The pontiff dedicated his weekly audience in St Peter’s Square to the United Nations World Environment Day to draw attention to the excesses of consumerism and food wastage.
“This culture of waste has made us insensitive even to the waste and disposal of food, which is even more despicable when all over the world, unfortunately, many individuals and families are suffering from hunger and malnutrition,” the Pope said.
“Once our grandparents were very careful not to throw away any leftover food. Consumerism has led us to become used to an excess and daily waste of food, to which, at times we are no longer able to give a just value.
“Throwing away food is like stealing from the table of the poor and the hungry,” he said.
Since taking office in March, Pope Francis has called for the world’s 1.2 billion Catholics to do more to defend the poor and to practise greater austerity itself.
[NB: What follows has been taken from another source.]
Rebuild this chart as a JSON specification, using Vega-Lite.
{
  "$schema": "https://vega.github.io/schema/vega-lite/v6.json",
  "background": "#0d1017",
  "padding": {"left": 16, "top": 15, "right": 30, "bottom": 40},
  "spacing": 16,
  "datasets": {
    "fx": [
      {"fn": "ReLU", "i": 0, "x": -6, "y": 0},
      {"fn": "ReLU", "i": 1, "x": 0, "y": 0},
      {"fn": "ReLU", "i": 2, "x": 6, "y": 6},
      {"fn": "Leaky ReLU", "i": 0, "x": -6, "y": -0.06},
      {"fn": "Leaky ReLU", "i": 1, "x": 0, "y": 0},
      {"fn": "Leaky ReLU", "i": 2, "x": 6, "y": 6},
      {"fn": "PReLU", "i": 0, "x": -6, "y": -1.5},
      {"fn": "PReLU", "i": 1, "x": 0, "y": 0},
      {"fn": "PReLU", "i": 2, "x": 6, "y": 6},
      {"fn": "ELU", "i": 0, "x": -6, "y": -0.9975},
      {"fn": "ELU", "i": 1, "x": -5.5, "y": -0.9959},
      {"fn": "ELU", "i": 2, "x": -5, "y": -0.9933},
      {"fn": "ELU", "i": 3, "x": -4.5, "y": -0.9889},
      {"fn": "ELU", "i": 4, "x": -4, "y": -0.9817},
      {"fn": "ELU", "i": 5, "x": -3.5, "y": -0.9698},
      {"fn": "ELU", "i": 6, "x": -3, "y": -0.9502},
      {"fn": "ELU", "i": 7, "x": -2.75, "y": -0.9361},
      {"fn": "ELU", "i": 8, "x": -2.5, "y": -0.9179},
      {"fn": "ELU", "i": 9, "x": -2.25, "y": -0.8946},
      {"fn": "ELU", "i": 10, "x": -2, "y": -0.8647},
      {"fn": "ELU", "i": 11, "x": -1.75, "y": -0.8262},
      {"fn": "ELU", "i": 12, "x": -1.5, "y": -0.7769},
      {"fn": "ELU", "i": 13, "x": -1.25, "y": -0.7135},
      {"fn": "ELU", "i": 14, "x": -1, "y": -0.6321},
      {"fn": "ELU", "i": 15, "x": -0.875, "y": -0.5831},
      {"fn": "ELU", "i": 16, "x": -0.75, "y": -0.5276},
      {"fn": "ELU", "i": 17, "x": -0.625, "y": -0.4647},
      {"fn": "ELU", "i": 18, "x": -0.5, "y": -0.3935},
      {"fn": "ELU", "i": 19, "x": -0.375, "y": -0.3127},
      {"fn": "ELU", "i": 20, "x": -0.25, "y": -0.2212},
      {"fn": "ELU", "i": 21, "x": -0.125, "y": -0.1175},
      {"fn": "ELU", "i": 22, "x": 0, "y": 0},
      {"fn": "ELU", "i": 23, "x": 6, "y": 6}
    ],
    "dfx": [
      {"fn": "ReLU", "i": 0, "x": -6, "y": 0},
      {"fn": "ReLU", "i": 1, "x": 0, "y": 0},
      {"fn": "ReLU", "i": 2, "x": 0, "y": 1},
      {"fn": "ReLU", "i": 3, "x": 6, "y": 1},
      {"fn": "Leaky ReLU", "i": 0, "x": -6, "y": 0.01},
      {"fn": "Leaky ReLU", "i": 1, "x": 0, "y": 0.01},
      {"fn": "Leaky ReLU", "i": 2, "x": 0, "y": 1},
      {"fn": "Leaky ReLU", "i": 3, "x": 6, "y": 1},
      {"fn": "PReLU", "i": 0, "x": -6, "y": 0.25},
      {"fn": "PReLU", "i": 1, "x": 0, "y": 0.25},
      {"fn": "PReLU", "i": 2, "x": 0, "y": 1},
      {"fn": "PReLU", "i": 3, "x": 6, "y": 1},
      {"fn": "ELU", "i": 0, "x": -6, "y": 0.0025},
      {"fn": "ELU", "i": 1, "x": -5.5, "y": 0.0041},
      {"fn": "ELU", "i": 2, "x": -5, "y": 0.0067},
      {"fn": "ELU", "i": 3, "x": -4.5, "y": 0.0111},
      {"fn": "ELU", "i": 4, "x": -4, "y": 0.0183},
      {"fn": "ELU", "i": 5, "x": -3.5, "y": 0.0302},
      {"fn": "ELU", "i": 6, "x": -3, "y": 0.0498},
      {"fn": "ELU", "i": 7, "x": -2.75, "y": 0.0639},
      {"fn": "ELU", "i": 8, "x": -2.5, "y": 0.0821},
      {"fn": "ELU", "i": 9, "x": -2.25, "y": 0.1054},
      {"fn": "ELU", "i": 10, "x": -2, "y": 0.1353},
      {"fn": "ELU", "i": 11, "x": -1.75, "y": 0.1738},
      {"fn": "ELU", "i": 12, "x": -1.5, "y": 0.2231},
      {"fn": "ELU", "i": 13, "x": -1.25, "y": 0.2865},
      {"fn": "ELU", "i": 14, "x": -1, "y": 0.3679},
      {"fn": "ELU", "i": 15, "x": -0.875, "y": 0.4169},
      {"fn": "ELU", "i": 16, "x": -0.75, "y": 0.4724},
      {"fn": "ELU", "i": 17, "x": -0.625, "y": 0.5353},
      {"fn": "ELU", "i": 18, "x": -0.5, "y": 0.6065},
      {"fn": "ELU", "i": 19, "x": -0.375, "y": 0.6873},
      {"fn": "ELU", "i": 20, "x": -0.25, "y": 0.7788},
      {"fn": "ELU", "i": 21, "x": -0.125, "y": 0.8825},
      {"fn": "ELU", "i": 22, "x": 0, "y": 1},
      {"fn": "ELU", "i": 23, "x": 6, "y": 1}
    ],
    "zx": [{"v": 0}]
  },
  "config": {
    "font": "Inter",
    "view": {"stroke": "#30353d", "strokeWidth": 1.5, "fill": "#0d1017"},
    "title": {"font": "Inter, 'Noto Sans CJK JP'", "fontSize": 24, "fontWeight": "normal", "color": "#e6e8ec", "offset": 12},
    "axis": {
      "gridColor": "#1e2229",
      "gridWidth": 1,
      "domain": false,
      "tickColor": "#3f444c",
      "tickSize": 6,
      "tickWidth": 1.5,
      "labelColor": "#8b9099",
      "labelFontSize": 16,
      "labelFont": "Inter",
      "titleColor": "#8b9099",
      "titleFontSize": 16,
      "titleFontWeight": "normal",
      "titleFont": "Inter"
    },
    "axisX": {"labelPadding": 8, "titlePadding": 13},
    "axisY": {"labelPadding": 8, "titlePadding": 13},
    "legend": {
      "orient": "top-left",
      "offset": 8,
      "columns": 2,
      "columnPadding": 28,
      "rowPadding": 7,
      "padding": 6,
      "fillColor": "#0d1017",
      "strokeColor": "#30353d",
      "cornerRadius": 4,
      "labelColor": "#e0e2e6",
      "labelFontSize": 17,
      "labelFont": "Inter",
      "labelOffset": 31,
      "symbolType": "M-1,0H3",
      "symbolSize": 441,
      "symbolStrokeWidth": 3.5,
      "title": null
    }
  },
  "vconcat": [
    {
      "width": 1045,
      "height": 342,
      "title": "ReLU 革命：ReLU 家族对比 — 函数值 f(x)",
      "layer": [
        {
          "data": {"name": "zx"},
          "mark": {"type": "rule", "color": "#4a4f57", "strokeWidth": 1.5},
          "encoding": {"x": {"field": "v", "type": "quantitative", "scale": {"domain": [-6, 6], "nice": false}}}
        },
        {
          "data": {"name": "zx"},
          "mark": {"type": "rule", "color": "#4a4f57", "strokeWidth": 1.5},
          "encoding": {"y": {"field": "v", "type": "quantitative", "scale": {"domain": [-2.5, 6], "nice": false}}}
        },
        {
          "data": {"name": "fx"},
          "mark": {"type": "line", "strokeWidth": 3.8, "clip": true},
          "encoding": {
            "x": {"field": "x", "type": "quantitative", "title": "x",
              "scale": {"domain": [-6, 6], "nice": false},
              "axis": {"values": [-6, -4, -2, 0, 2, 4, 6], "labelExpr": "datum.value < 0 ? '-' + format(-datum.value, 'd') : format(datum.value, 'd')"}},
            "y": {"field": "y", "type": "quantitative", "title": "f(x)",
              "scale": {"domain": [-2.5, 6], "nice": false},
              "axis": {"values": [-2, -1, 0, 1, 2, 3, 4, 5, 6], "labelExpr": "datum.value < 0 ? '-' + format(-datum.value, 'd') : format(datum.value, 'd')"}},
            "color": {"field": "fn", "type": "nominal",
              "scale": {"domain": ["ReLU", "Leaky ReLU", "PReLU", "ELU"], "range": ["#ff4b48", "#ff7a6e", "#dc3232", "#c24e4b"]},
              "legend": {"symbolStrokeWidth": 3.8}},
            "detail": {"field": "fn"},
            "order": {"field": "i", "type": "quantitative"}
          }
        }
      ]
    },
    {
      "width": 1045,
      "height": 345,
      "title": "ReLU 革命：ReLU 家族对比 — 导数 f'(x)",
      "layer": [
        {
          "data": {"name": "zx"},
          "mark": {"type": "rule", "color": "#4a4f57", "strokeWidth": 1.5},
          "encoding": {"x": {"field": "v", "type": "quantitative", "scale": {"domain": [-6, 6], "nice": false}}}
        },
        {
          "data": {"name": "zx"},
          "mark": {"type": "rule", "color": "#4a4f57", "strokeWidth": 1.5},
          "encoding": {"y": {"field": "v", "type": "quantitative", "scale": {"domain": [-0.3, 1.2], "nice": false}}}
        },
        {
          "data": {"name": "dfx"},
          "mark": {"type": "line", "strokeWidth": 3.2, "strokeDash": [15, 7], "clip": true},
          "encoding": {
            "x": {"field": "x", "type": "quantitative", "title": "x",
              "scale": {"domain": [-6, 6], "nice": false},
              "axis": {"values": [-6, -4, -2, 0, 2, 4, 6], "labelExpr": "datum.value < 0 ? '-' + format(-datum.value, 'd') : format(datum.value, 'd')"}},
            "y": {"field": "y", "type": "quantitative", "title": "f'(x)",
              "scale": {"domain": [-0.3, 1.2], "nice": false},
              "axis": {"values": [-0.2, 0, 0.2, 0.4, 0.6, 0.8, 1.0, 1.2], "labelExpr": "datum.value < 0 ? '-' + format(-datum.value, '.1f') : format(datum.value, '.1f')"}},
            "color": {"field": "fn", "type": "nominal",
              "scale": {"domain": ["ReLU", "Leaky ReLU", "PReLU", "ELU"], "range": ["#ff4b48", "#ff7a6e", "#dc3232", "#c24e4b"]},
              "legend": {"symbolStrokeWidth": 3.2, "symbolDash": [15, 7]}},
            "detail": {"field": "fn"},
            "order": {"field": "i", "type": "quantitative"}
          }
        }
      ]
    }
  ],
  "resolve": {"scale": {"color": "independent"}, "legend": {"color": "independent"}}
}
He has also made several calls for global financial reform.
The Pope dedicated his Wednesday audience, which attracted thousands of pilgrims from around the world, to the UN’s World Environment Day.
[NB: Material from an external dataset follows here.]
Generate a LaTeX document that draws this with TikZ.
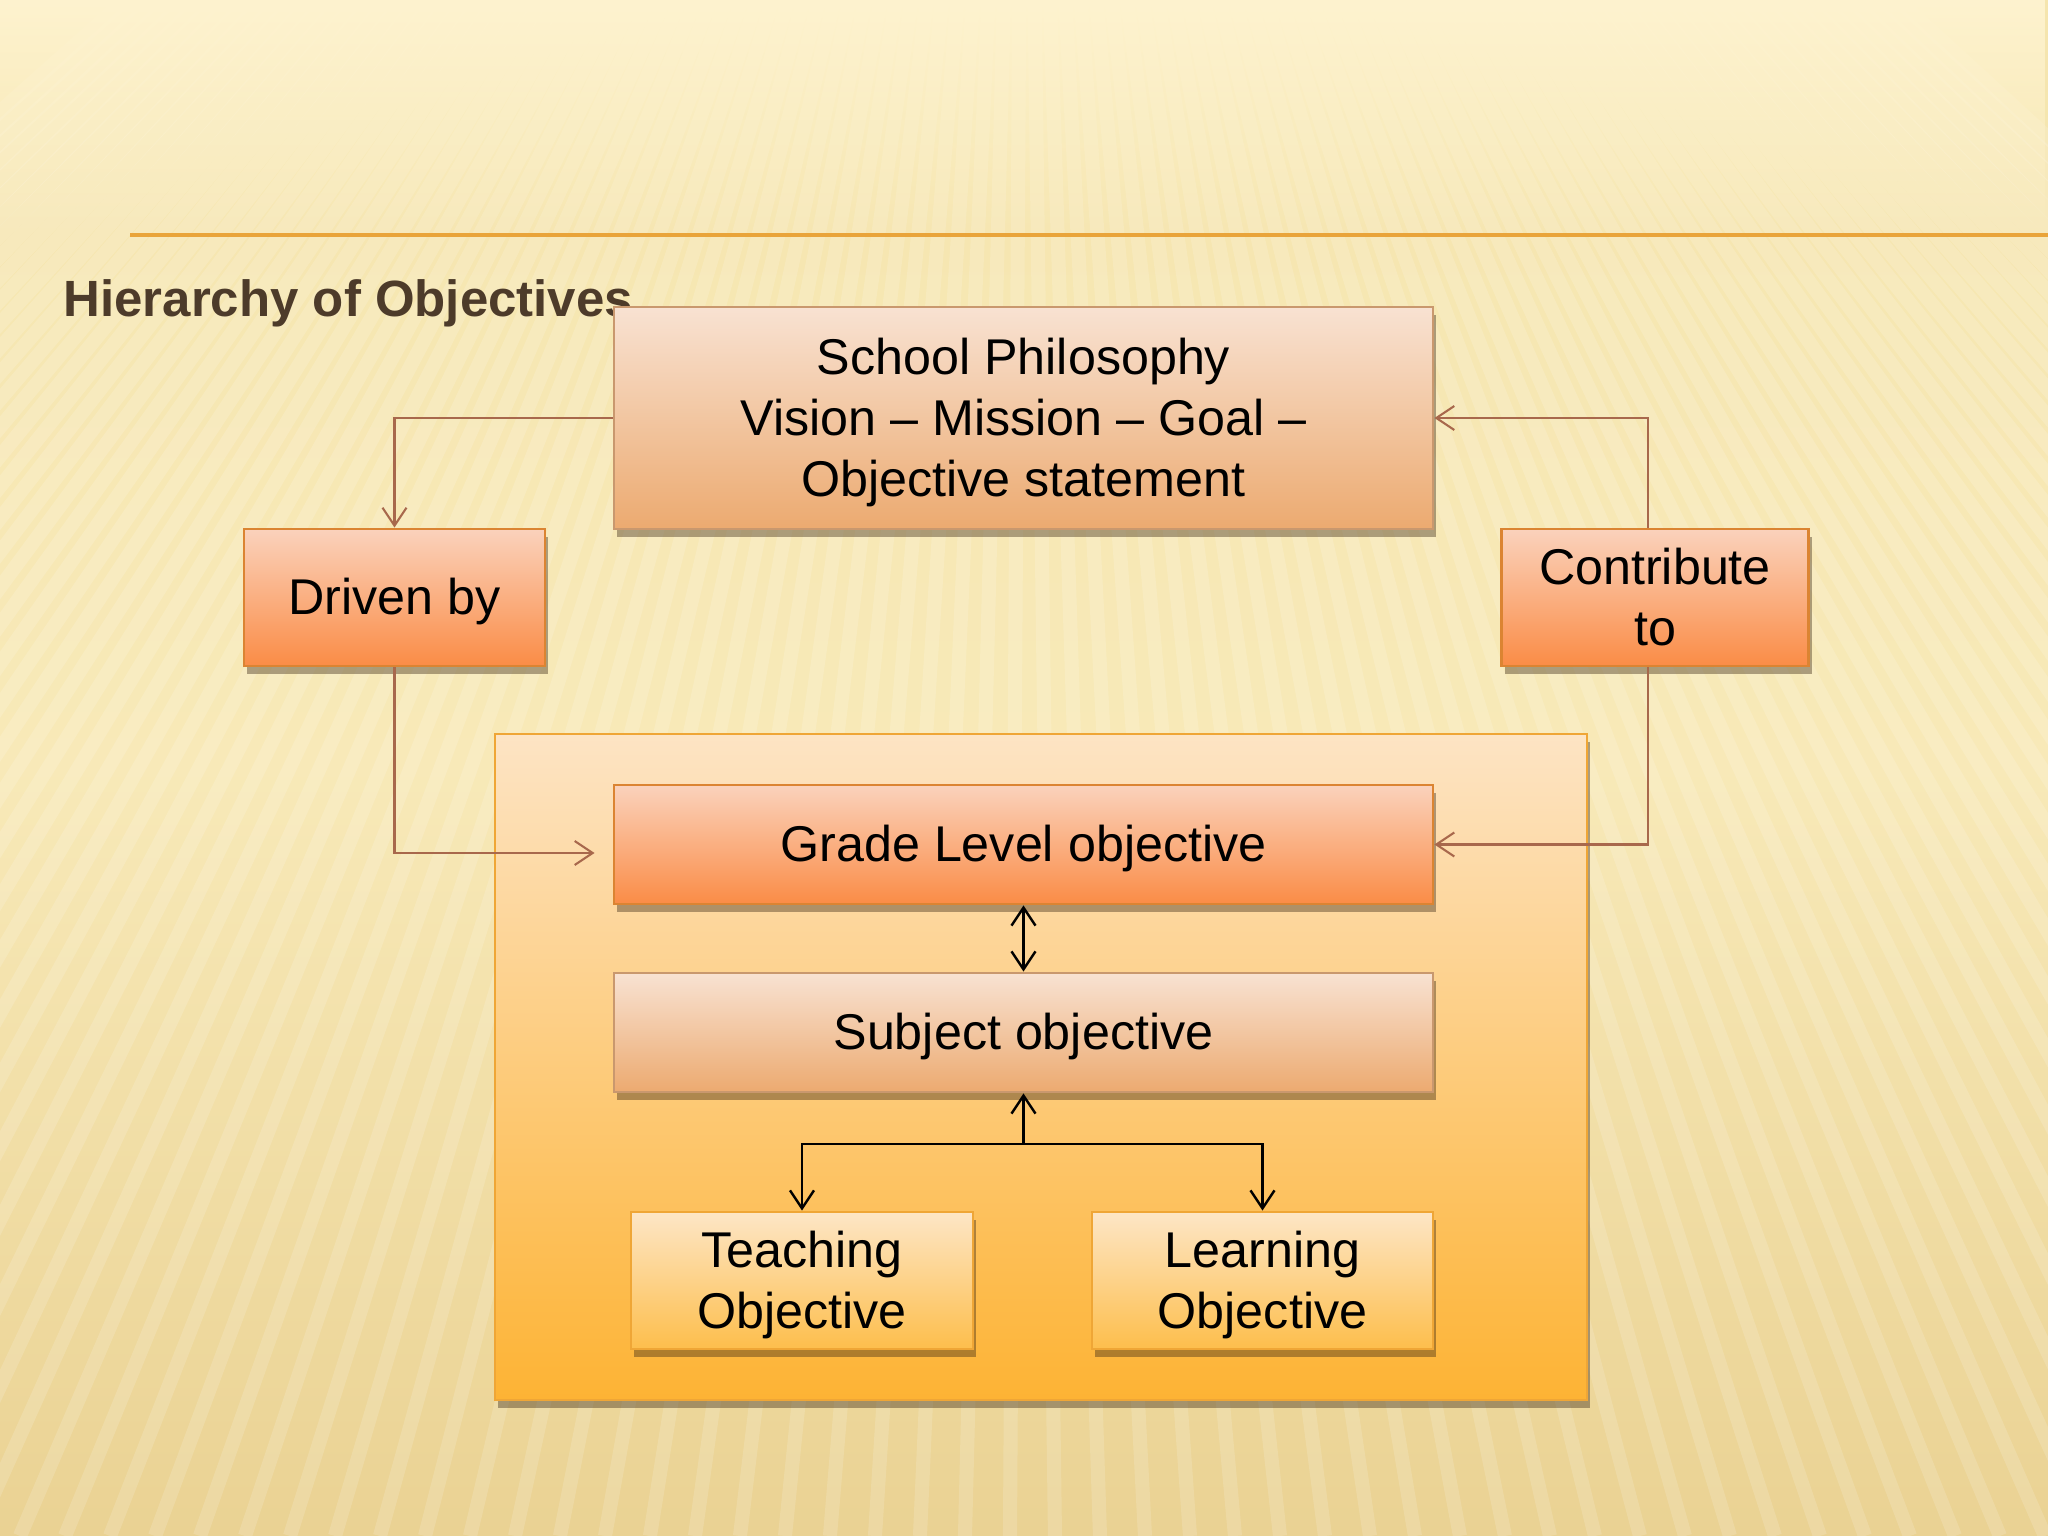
\documentclass[tikz,border=0pt]{standalone}
\usepackage{fontspec}
\setmainfont{Liberation Sans}
\usetikzlibrary{positioning,shadows,arrows.meta,fadings}

\definecolor{bgtop}{HTML}{FEF3CF}
\definecolor{bgmid}{HTML}{F5E5AE}
\definecolor{bgbot}{HTML}{EAD293}
\definecolor{titlebrown}{HTML}{4D3B2A}
\definecolor{linkbrown}{HTML}{A8684C}
\definecolor{ruleorange}{HTML}{E9A43A}
\definecolor{peachtop}{HTML}{F8E2D2}
\definecolor{peachbot}{HTML}{ECAA70}
\definecolor{peachline}{HTML}{C9986E}
\definecolor{orangetop}{HTML}{FAD2BC}
\definecolor{orangebot}{HTML}{FA8C46}
\definecolor{orangeline}{HTML}{DB8432}
\definecolor{ambertop}{HTML}{FDE6C6}
\definecolor{amberbot}{HTML}{FDBE4C}
\definecolor{amberline}{HTML}{EFA636}
\definecolor{frametop}{HTML}{FDE4C4}
\definecolor{framebot}{HTML}{FDB334}

\tikzfading[name=fadedown, top color=transparent!0, middle color=transparent!25, bottom color=transparent!100]
\newcommand\pptstrut{\rule[-0.212em]{0pt}{1.117em}}

\begin{document}
\begin{tikzpicture}[on grid,
	box/.style={rectangle, align=center, inner sep=0pt, line width=0.8pt,
		font=\fontsize{14.3}{17.4}\selectfont,
		execute at begin node=\pptstrut, execute at end node=\pptstrut,
		drop shadow={shadow xshift=0.3mm, shadow yshift=-0.8mm, opacity=0.4, fill=black!70!brown}},
	peach/.style={box, draw=peachline, top color=peachtop, bottom color=peachbot},
	hot/.style={box, draw=orangeline, top color=orangetop, bottom color=orangebot},
	amber/.style={box, draw=amberline, top color=ambertop, bottom color=amberbot},
	link/.style={draw=linkbrown, line width=0.6pt, -{Straight Barb[length=1.8mm,width=2.4mm]}},
	inner/.style={draw=black, line width=0.7pt, -{Straight Barb[length=1.8mm,width=2.4mm]}}]
	
	% page and background
	\useasboundingbox (0,0) rectangle (20.48,-15.36);
	\fill[top color=bgmid, bottom color=bgbot, middle color=bgmid!70!bgtop] (0,0) rectangle (20.48,-15.36);
	\begin{scope}
		\clip (0,0) rectangle (20.48,-15.36);
		\foreach \x in {-16,-15.55,...,36}
			\draw[white, opacity=0.15, line width=4pt] (10.24,8) -- (\x,-15.36);
	\end{scope}
	\fill[bgtop, path fading=fadedown] (0,0) rectangle (20.48,-2.4);
	\draw[ruleorange, line width=1pt] (1.3,-2.35) -- (20.48,-2.35);
	\node[anchor=base west, inner sep=0pt, text=titlebrown, font=\fontsize{14.5}{17}\selectfont\bfseries] (title) at (0.63,-3.17) {Hierarchy of Objectives};
	
	% frame round the inner objectives
	\node[draw=amberline, line width=0.8pt, top color=frametop, bottom color=framebot, minimum width=10.92cm, minimum height=6.66cm,
		drop shadow={shadow xshift=0.3mm, shadow yshift=-0.8mm, opacity=0.4, fill=black!70!brown}] (frame) at (10.41,-10.67) {};
	
	\node[peach, minimum width=8.19cm, minimum height=2.22cm] (school) at (10.235,-4.18) {\pptstrut School Philosophy\\Vision – Mission – Goal –\\Objective statement};
	\node[hot, minimum width=3.01cm, minimum height=1.37cm] (driven) at (3.945,-5.975) {Driven by};
	\node[hot, minimum width=3.07cm, minimum height=1.37cm] (contrib) at (16.55,-5.975) {\pptstrut Contribute\\to};
	\node[hot, minimum width=8.19cm, minimum height=1.19cm] (grade) at (10.235,-8.445) {Grade Level objective};
	\node[peach, minimum width=8.19cm, minimum height=1.19cm] (subject) [below=1.88cm of grade] {Subject objective};
	\node[amber, minimum width=3.42cm, minimum height=1.37cm] (teaching) [below left=2.48cm and 2.215cm of subject] {\pptstrut Teaching\\Objective};
	\node[amber, minimum width=3.41cm, minimum height=1.37cm] (learning) [below right=2.48cm and 2.39cm of subject] {\pptstrut Learning\\Objective};
	\coordinate (branch) at (10.235,-11.44);
	
	% connectors
	\draw[link] (school.west) -| (driven.north);
	\draw[link] (driven.south) |- ([xshift=-1.8mm,yshift=-0.85mm]grade.west);
	\draw[link] ([xshift=-0.7mm]contrib.north) |- (school.east);
	\draw[link] ([xshift=-0.7mm]contrib.south) |- (grade.east);
	\draw[inner, {Straight Barb[length=1.8mm,width=2.4mm]}-{Straight Barb[length=1.8mm,width=2.4mm]}] (grade.south) -- (subject.north);
	\draw[inner] (branch) -- (subject.south);
	\draw[inner, {Straight Barb[length=1.8mm,width=2.4mm]}-{Straight Barb[length=1.8mm,width=2.4mm]}] (teaching.north) |- (branch) -| (learning.north);
\end{tikzpicture}
\end{document}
The audience added a personal element for the Argentinian-born pontiff as 30 Italian relatives came to the Vatican from northern Italy to greet him. The Pope was born in Buenos Aires to Italian migrants.
“According to an Argentinian source who studied our family tree, my great grandfather was the brother of Pope Francis’s great-grandfather,” said Luigi Bergoglio from Santena in the region of Piedmont.
The Pope urged people to care for the environment and reduce waste.
“Are we truly cultivating and caring for creation? Or are we exploiting and neglecting it?
“Cultivating and caring for creation is God’s indication given to each one of us not only at the beginning of history. It means nurturing the world with responsibility and transforming it into a garden, a habitable place for everyone.”
Coldiretti, Italy’s largest agricultural organisation, welcomed the Pope’s speech and his recognition of farmers’ contribution to agriculture and cultivation.
“The globalisation of markets has reduced responsibility, honesty and transparency and provoked the international crisis,” said Sergio Marini, the president of Coldiretti. “I am grateful to the pope for recognising our work.”
Around 1.3 billion tonnes of food, or one third of what is produced for human consumption, gets lost or wasted every year, according to the United Nations’ food agency.
In his speech, Pope Francis denounced the fact that a 10-point drop in stock markets was widely considered “a tragedy” while homeless people dying on our streets was no longer news.
“Human ecology and environmental ecology walk hand in hand”, he said.